I do. It melts on my tongue. He’s a curious wizard, I think, luring little girls into his tower with sweets.
“Close your eyes, Miss Mirror,” he says, and my eyelids shut like a book.
I can smell his breath: peppermints. “Imagine that you are walking down a long corridor and at the bottom of the corridor is a red door. You feel comfortable and safe as you walk towards this door.”
I do not feel safe.
He continues, “You feel very light on your feet as though you are floating. You keep walking. The door is getting nearer and nearer until you are close enough to touch it.”
I can hear the clock ticking.
“Open the door Miss Mirror.”
I can see the red door. I can hear the clock ticking. I can smell the peppermint.
“Open the door and tell me what you see.”
I turn the handle and I say, “I can see a big red butterfly. It is dancing in front of me. It is very beautiful.”
“What is happening now?” His voice sounds far away, as though I am dreaming.
“The door has shut behind me. Someone has put the butterfly into a jar and it is dying.”
I am sure he is stroking my hair. I can feel his fingers.
“What can you see now?”
“I can see you. You are taking a photograph of me to add to your collection. You want me on your wall.”
I am starting to feel unwell. I think I am going to be sick. I grip the side of the chair but I can’t open my eyes.
“What are you?’ he asks.
“I was trapped in a clock. I am inside a little girl.”

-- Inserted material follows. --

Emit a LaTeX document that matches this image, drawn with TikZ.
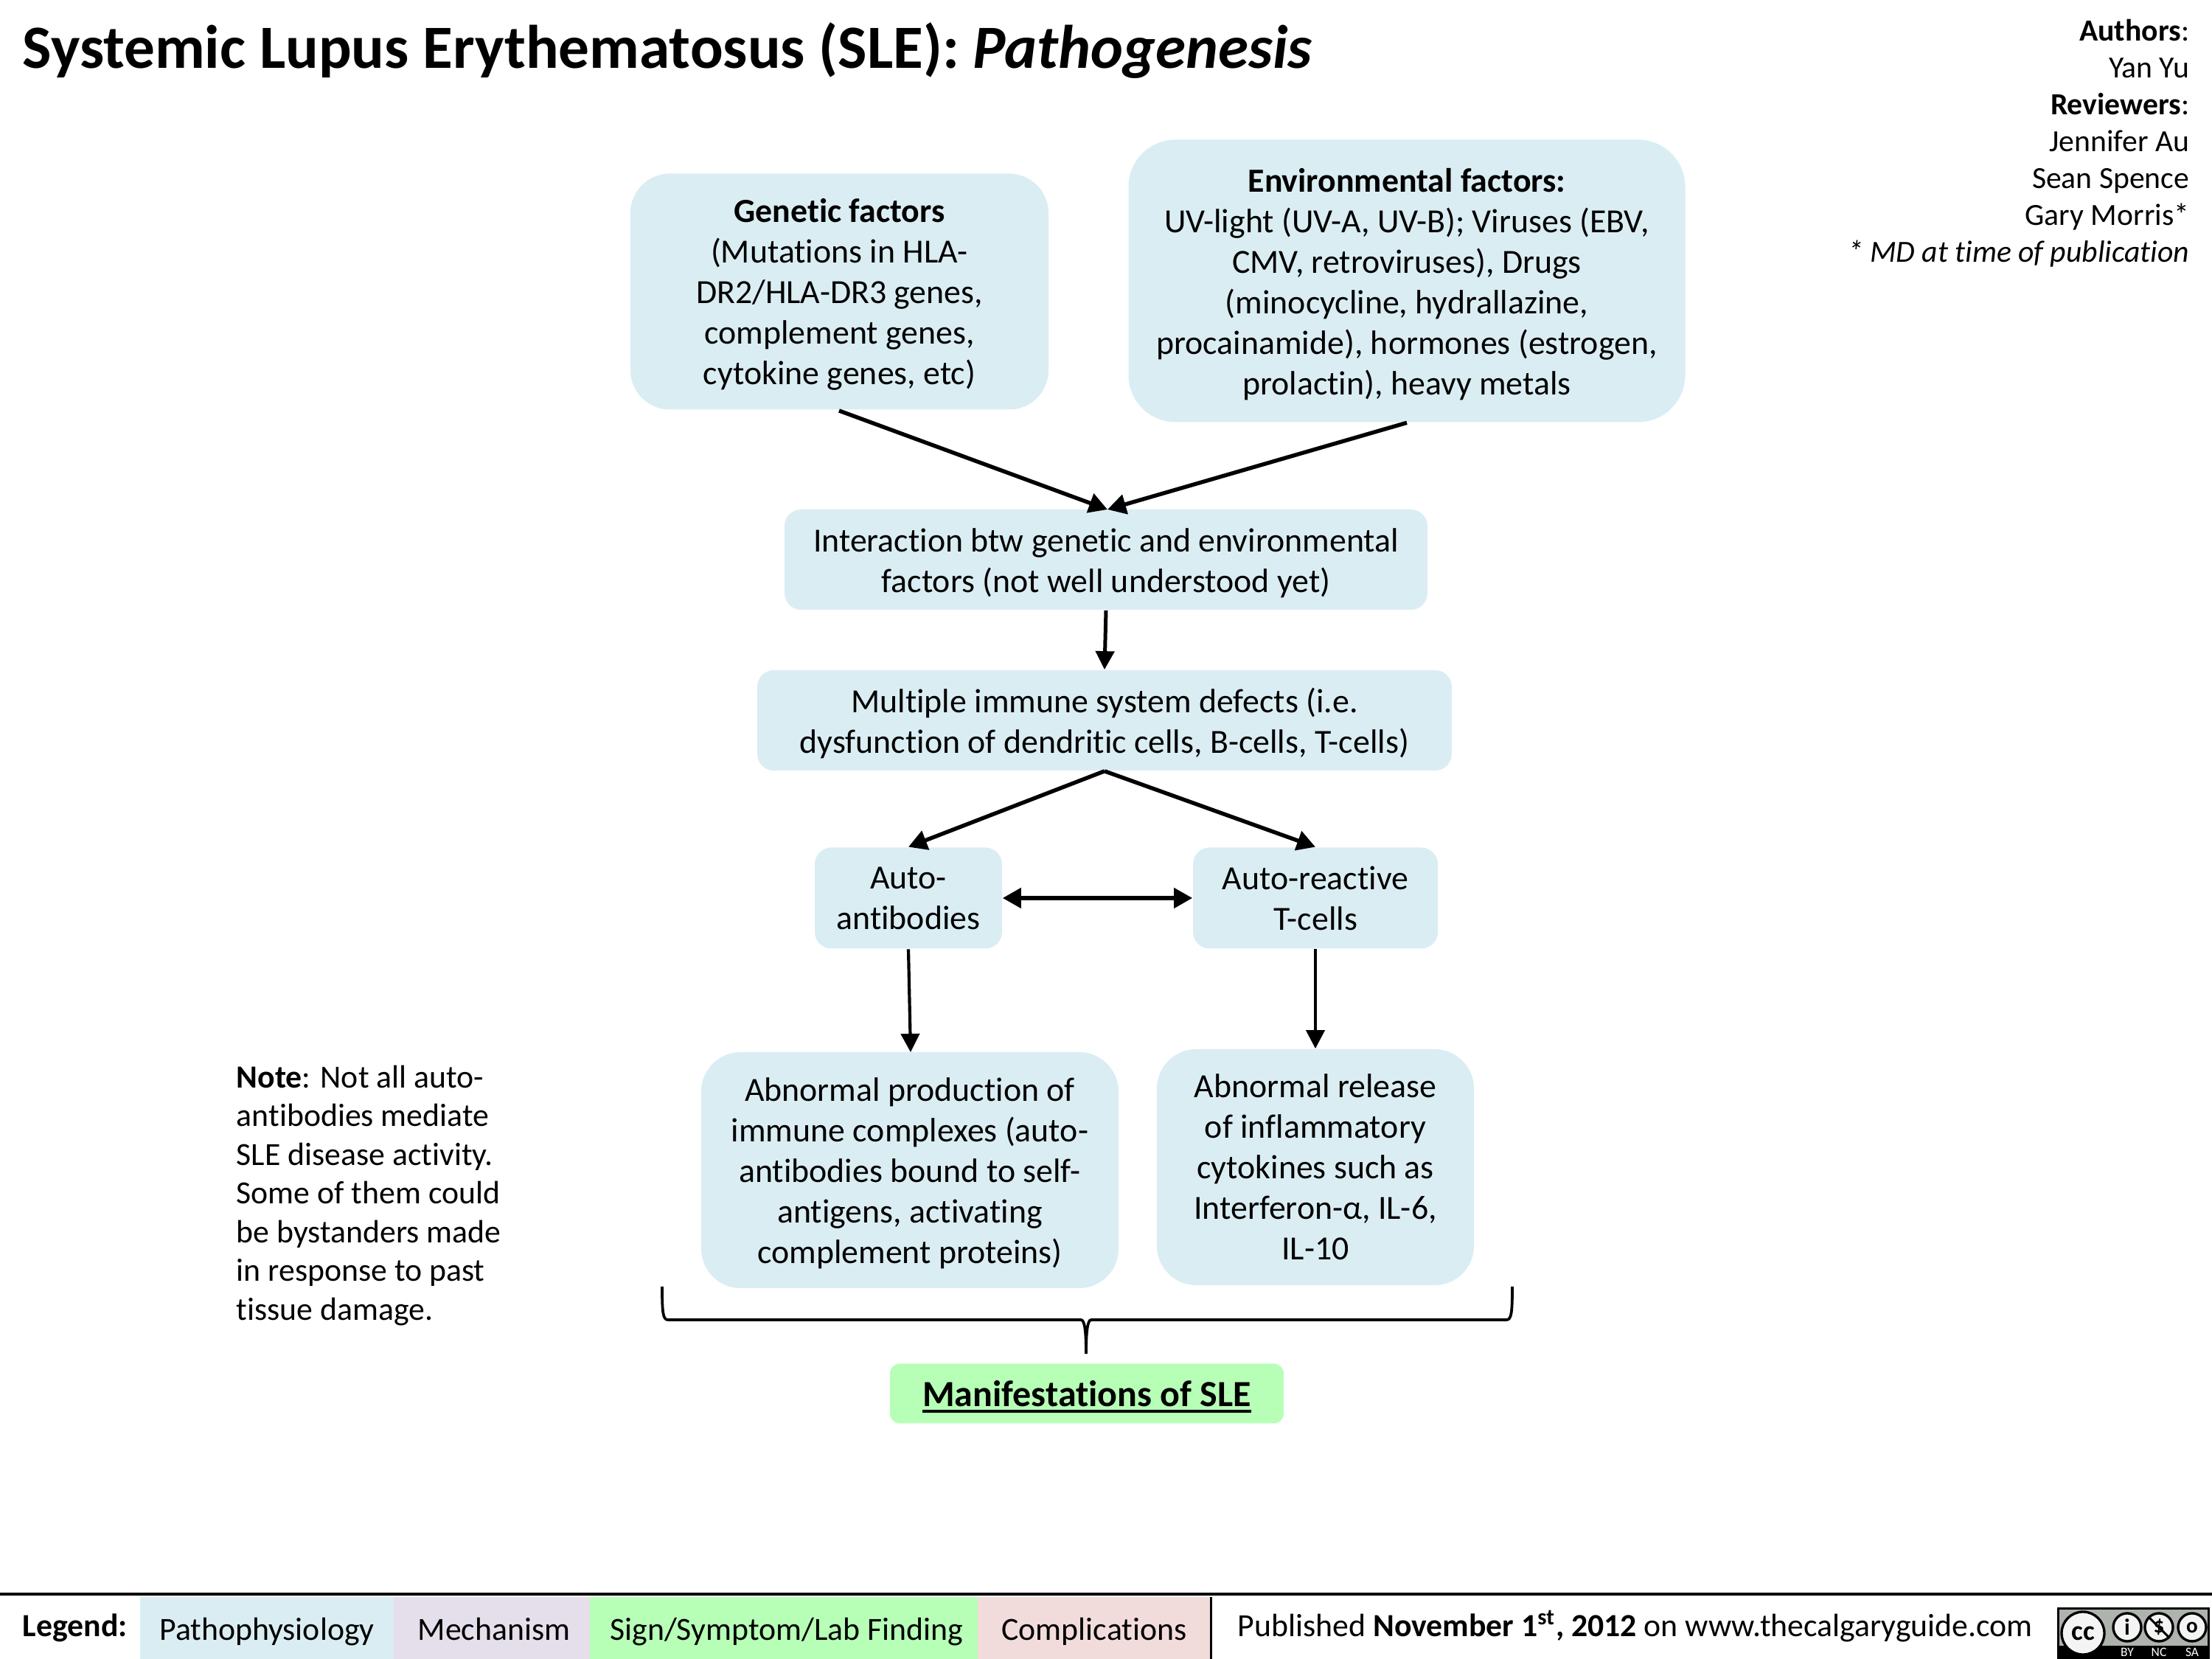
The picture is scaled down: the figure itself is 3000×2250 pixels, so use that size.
\documentclass[tikz,border=0pt]{standalone}
\usepackage{fontspec}
\setmainfont{Carlito}[Ligatures=NoCommon]
\usetikzlibrary{arrows.meta}
\definecolor{pathoc}{HTML}{DAEDF3}
\definecolor{mechc}{HTML}{E5DFEC}
\definecolor{signc}{HTML}{B7FFB6}
\definecolor{compc}{HTML}{F2DCDB}
\definecolor{badgec}{HTML}{AEB3AD}
\newcommand\ulbox[1]{\leavevmode\vtop{\hbox{#1}\kern0.9pt\hrule height 1pt}}
\newcommand\dn{\rule{0pt}{9.8pt}}
\tikzset{
  flowbox/.style={fill=pathoc,inner sep=0pt,align=center,font=\fontsize{11}{13.2}\selectfont},
  big/.style={rounded corners=12.8pt},
  bigger/.style={rounded corners=15.3pt},
  small/.style={rounded corners=5.4pt},
  flow/.style={draw=black,line width=1.3pt,-{Triangle[length=6pt,width=6.4pt]}},
  thinflow/.style={draw=black,line width=1pt,-{Triangle[length=6pt,width=6pt]}},
  legcell/.style={inner sep=0pt,minimum height=0.24*84pt,text height=9.5pt,text depth=1.8pt,font=\fontsize{10.5}{13}\selectfont},
  badgecirc/.style={draw=black,line width=0.8pt,fill=white!85!badgec},
  badgetext/.style={text=white,inner sep=0pt,font=\fontsize{4.2}{5}\selectfont},
}
\begin{document}
\begin{tikzpicture}[x=0.24pt,y=-0.24pt]
\useasboundingbox (0,0) rectangle (3000,2250);
\fill[white] (0,0) rectangle (3000,2250);
% title
\node[anchor=base west,inner sep=0pt,font=\fontsize{20}{24}\selectfont\bfseries] (title) at (30,93)
  {Systemic Lupus Erythematosus (SLE): \textit{Pathogenesis}};
\node[anchor=north east,inner sep=0pt,align=right,font=\fontsize{10}{12}\selectfont] (authors) at (2970,25)
  {\textbf{Authors}:\\Yan Yu\\\textbf{Reviewers}:\\Jennifer Au\\Sean Spence\\Gary Morris*\\\textit{* MD at time of publication}};
% boxes
\node[flowbox,big,minimum width=0.24*567pt,minimum height=0.24*320pt] (gen) at (1138.5,395.5)
  {\dn\textbf{Genetic factors}\\(Mutations in HLA-\\DR2/HLA-DR3 genes,\\complement genes,\\cytokine genes, etc)};
\node[flowbox,bigger,minimum width=0.24*755pt,minimum height=0.24*383pt] (env) at (1908,381)
  {\dn\textbf{Environmental factors:}\\UV-light (UV-A, UV-B); Viruses (EBV,\\CMV, retroviruses), Drugs\\(minocycline, hydrallazine,\\procainamide), hormones (estrogen,\\prolactin), heavy metals};
\node[flowbox,small,minimum width=0.24*872pt,minimum height=0.24*136pt] (inter) at (1500,759)
  {\dn Interaction btw genetic and environmental\\factors (not well understood yet)};
\node[flowbox,small,minimum width=0.24*942pt,minimum height=0.24*136pt] (multi) at (1498,977)
  {\dn Multiple immune system defects (i.e.\\dysfunction of dendritic cells, B-cells, T-cells)};
\node[flowbox,small,minimum width=0.24*254pt,minimum height=0.24*137pt] (anti) at (1232,1218)
  {Auto-\\antibodies};
\node[flowbox,small,minimum width=0.24*332pt,minimum height=0.24*137pt] (tcell) at (1784,1218)
  {Auto-reactive\\T-cells};
\node[flowbox,big,minimum width=0.24*566pt,minimum height=0.24*320pt] (prod) at (1234,1587)
  {\dn Abnormal production of\\immune complexes (auto-\\antibodies bound to self-\\antigens, activating\\complement proteins)};
\node[flowbox,big,minimum width=0.24*430pt,minimum height=0.24*320pt] (rel) at (1784,1583)
  {Abnormal release\\of inflammatory\\cytokines such as\\Interferon-α, IL-6,\\IL-10};
\node[flowbox,fill=signc,rounded corners=3.2pt,minimum width=0.24*534pt,minimum height=0.24*81pt,font=\fontsize{12}{14}\selectfont\bfseries] (sle) at (1474,1890)
  {\rule{0pt}{10.6pt}\ulbox{Manifestations of SLE}};
% note
\node[anchor=north west,inner sep=0pt,align=left,font=\fontsize{10.5}{12.6}\selectfont] (note) at (320,1444)
  {\textbf{Note}: Not all auto-\\antibodies mediate\\SLE disease activity.\\Some of them could\\be bystanders made\\in response to past\\tissue damage.};
% connectors
\coordinate (join) at (1502,691);
\coordinate (genout) at (1138,557);
\draw[flow] (genout) -- (join);
\draw[flow] (env.south) -- (join);
\draw[thinflow,line width=1.2pt] (inter.south) -- (multi.north);
\draw[flow] (multi.south) -- (anti.north);
\draw[flow] (multi.south) -- (tcell.north);
\draw[flow,{Triangle[length=6pt,width=6.4pt]}-{Triangle[length=6pt,width=6.4pt]}] (anti.east) -- (tcell.west);
\coordinate (prodin) at (1235,1427);
\draw[thinflow] (anti.south) -- (prodin);
\draw[thinflow] (tcell.south) -- (rel.north);
% brace
\coordinate (bl) at (898,1745);
\coordinate (br) at (2051,1745);
\coordinate (btip) at (1473,1836);
\draw[black,line width=0.9pt] (bl) .. controls (898,1780) and (899,1790) .. (906,1790)
  -- (1466,1790) .. controls (1471,1790) and (1473,1805) .. (btip)
  .. controls (1473,1805) and (1475,1790) .. (1480,1790)
  -- (2043,1790) .. controls (2050,1790) and (2051,1780) .. (br);
% legend
\fill[black] (0,2160) rectangle (3000,2164.5);
\node[anchor=base west,inner sep=0pt,font=\fontsize{10.5}{13}\selectfont\bfseries] (leg) at (30,2220) {Legend:};
\node[legcell,fill=pathoc,minimum width=0.24*344pt] (l1) at (362,2208) {Pathophysiology};
\node[legcell,fill=mechc,minimum width=0.24*266pt] (l2) at (667,2208) {\hspace{1.5pt}Mechanism};
\node[legcell,fill=signc,minimum width=0.24*526pt] (l3) at (1063,2208) {\hspace{1.8pt}Sign/Symptom/Lab Finding};
\node[legcell,fill=compc,minimum width=0.24*316pt] (l4) at (1484,2208) {Complications};
\fill[black] (1641,2166) rectangle (1644,2250);
\node[anchor=base west,inner sep=0pt,font=\fontsize{10.5}{13}\selectfont] (pub) at (1678,2220)
  {Published \textbf{November 1\textsuperscript{st}, 2012} on www.thecalgaryguide.com};
% badge
\fill[black] (2790,2180) rectangle (2997,2250);
\fill[badgec] (2793,2183) rectangle (2994,2232);
\node[badgecirc,circle,minimum size=0.24*58pt,inner sep=0pt,font=\fontsize{9}{9}\selectfont\bfseries] (cc) at (2825,2215) {cc};
\node[badgecirc,circle,minimum size=0.24*38pt,inner sep=0pt,font=\fontsize{7.5}{8}\selectfont\bfseries] (by) at (2885,2207) {i};
\node[badgecirc,circle,minimum size=0.24*38pt,inner sep=0pt,font=\fontsize{7}{8}\selectfont\bfseries] (nc) at (2928,2207) {\$};
\node[badgecirc,circle,minimum size=0.24*38pt,inner sep=0pt,font=\fontsize{7}{8}\selectfont\bfseries] (sa) at (2973,2207) {o};
\draw[black,line width=0.7pt] (nc.north west) -- (nc.south east);
\node[badgetext] (byt) at (2885,2241) {BY};
\node[badgetext] (nct) at (2928,2241) {NC};
\node[badgetext] (sat) at (2973,2241) {SA};
\end{tikzpicture}
\end{document}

I try to open the red door and get out. I try to open my eyes.
I can feel someone picking me up and carrying me. I try to shout out but my mouth opens and nothing comes out.
I am placed inside some sort of wooden box. I think I am inside a carriage. I feel the wheels move and the sound of horse hooves. I think he has put me in a coffin.
I scream the word
Goliath
over and over and over. I can hear the windows smash. I can hear gunshots.
A bird is screeching in the air above us, following the carriage. It is Goliath. I know it is him.